The nature of wheaten bread when raised with yeast has been explained already at the commencement of this article; but the importance of the subject demands a more exact account of the established processes employed in the manufacture. Mr. Edlin wishing to obtain every information on this subject, procured access to a bakehouse, and has given us the following account " At three o'clock, they prepared to set the sponge, for which purpose two sacks of household flour were carefully sifted through a brass wire sieve. The following mixture was then prepared; two ounces of alum was first put into a tin vessel with a little water, and dissolved over the fire; this was poured into the seasoning tub, and nine pounds of salt were thrown in, over which they poured two pails full of hot liquor; when cooled to 84° of Fahrenheit, six pints of yeast were added; this composition was then stirred well together, strained through the seasoning sieve, and emptied in a hole made in the flour, with which it was mixed to the consistency of thick batter. Some flour was sprinkled over the top, when it was covered up to keep in the heat.
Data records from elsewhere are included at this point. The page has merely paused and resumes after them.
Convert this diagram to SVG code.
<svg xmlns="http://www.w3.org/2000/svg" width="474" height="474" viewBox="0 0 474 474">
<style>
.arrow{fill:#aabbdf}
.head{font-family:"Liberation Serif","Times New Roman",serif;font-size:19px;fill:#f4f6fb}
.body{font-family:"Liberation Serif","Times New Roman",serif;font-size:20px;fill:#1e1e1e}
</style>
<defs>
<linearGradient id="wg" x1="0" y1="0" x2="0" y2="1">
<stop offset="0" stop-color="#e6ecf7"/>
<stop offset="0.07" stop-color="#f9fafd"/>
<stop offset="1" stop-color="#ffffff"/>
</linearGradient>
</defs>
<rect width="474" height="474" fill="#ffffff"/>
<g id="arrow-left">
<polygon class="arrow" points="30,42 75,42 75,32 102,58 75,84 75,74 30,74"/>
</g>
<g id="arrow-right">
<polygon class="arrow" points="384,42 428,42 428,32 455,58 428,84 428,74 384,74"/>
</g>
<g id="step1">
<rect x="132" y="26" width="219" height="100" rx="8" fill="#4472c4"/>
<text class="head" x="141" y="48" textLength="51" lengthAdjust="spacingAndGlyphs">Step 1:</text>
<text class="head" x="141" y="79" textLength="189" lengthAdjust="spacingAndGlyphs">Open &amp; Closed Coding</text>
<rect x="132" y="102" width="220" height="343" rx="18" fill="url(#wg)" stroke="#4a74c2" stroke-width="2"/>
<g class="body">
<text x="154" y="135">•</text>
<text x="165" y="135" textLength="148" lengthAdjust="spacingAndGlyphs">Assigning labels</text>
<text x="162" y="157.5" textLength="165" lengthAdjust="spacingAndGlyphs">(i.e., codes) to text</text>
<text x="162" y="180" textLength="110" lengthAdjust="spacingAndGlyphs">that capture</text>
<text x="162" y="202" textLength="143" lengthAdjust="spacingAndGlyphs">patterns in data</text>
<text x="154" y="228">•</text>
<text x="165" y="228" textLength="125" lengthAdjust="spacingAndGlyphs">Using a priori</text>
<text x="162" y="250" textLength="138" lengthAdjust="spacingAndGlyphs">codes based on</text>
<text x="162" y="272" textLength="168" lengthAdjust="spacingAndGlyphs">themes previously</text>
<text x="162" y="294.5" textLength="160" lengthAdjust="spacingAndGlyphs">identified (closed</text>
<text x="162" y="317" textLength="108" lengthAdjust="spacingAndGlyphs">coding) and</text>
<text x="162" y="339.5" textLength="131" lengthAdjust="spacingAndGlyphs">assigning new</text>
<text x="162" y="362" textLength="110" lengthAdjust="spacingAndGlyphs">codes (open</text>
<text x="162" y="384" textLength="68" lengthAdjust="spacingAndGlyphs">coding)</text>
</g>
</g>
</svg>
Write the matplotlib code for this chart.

This operation is called setting quarter sponge.
In three hours two pails full more of warm liquor were stirred in, and the mass covered up as before; this is termed setting half sponge. Five hours afterwards five more pails of warm liquor were added; and when the whole was intimately blended, it was kneaded for upwards of an hour. The dough was then cut into pieces, and thrown over the sluice board and penned to one side of the trough; some dry flour being sprinkled over, it was left to prove, till about three o'clock in the morning, when it was again kneaded for the space of half an hour. The dough was taken out of the trough, put on the lid, and cut into pieces. It was then weighed, and 4 lbs. 15 oz. was allowed for each quartern loaf, the baker observing that a loaf of that size loses from 101/2 to 11 ounces while in the oven. It was then worked up, and the separate masses were laid in a row till the whole were weighed, and in counting them afterwards, he found they were equal to 1631/2 quartern loaves; but this circumstance is variable, as some flours kneaded better than others. It should have been mentioned, that the fire was kindled at two o'clock, and continued burning till near four, when the oven was cleansed from dirt and ashes.
The bread being put in, the oven was close stopped till seven o'clock, when it was opened, and the bread withdrawn."